1. Require Confirmation Before Alerting

Don't alert on a single failed check. Require 2-3 consecutive failures before triggering an alert. This eliminates most transient false positives.

2. Implement Alert Severity Levels

Level	Criteria	Channel	Response
P1 Critical	Revenue-impacting, all users affected	SMS + Phone	Immediate
P2 High	Major feature broken, many users	Slack + SMS	Within 15 min
P3 Medium	Non-critical feature degraded	Slack	Within 1 hour
P4 Low	Minor issue, minimal impact	Email digest	Next business day

3. Set Smart Thresholds

Don't alert on absolute numbers. Alert on deviations from baselines.

Bad: "Alert when response time > 500ms" Better: "Alert when response time is 3x the 24-hour average"

4. Group Related Alerts

One outage = one notification. If your database going down causes 15 dependent services to fail, you should get one alert about the database, not 15 alerts about downstream services.
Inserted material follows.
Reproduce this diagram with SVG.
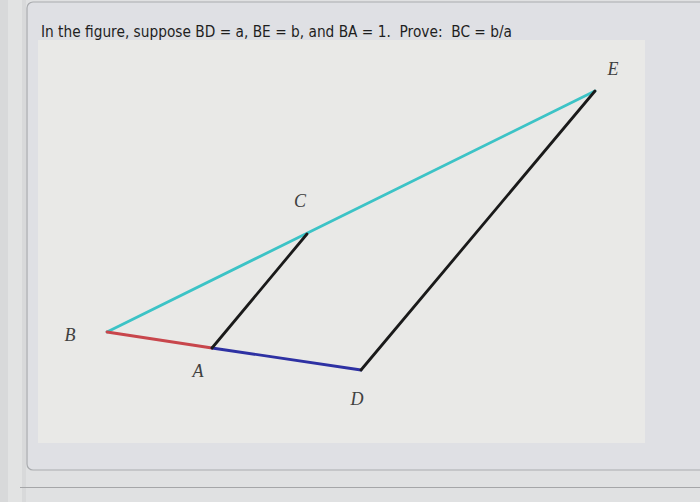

5. Add Context to Every Alert

Every alert should include:

What's broken
Since when
Who's affected
A link to the relevant dashboard
Suggested first action

6. Review and Prune Monthly

Schedule a monthly "alert hygiene" review:

Which alerts fired most often?
Which alerts were false positives?
Which alerts were acknowledged but not acted on?
Delete or tune anything that's not actionable.

7. Track Alert Quality Metrics

Signal-to-noise ratio: What percentage of alerts led to action?
False positive rate: How many alerts were false alarms?
Acknowledgment time: How quickly do people respond? (Slow = fatigue)
Alert volume trends: Is it getting better or worse?

The Goal

Every alert should meet three criteria:

Real — Something is actually wrong
Actionable — Someone can do something about it right now
Important — It affects users or revenue

If an alert doesn't meet all three, it shouldn't be an alert. Make it a dashboard metric, a weekly report item, or a log entry — but not an alert.

The best monitoring setup isn't the one with the most alerts. It's the one where every alert matters.

Alert Fatigue Is Real: How to Fix Noisy Monitoring

Alert Fatigue Is Real: How to Fix Noisy Monitoring

Why Alert Fatigue Happens

Too Many Alerts for Non-Issues

Every Alert Has the Same Priority

Alerts Without Actionability

Duplicate Alerts

The Cost of Alert Fatigue

How to Fix It

1. Require Confirmation Before Alerting

2. Implement Alert Severity Levels

3. Set Smart Thresholds

4. Group Related Alerts

5. Add Context to Every Alert

6. Review and Prune Monthly

7. Track Alert Quality Metrics

The Goal

Related articles

Uptime Monitoring vs Observability: Do You Need Both?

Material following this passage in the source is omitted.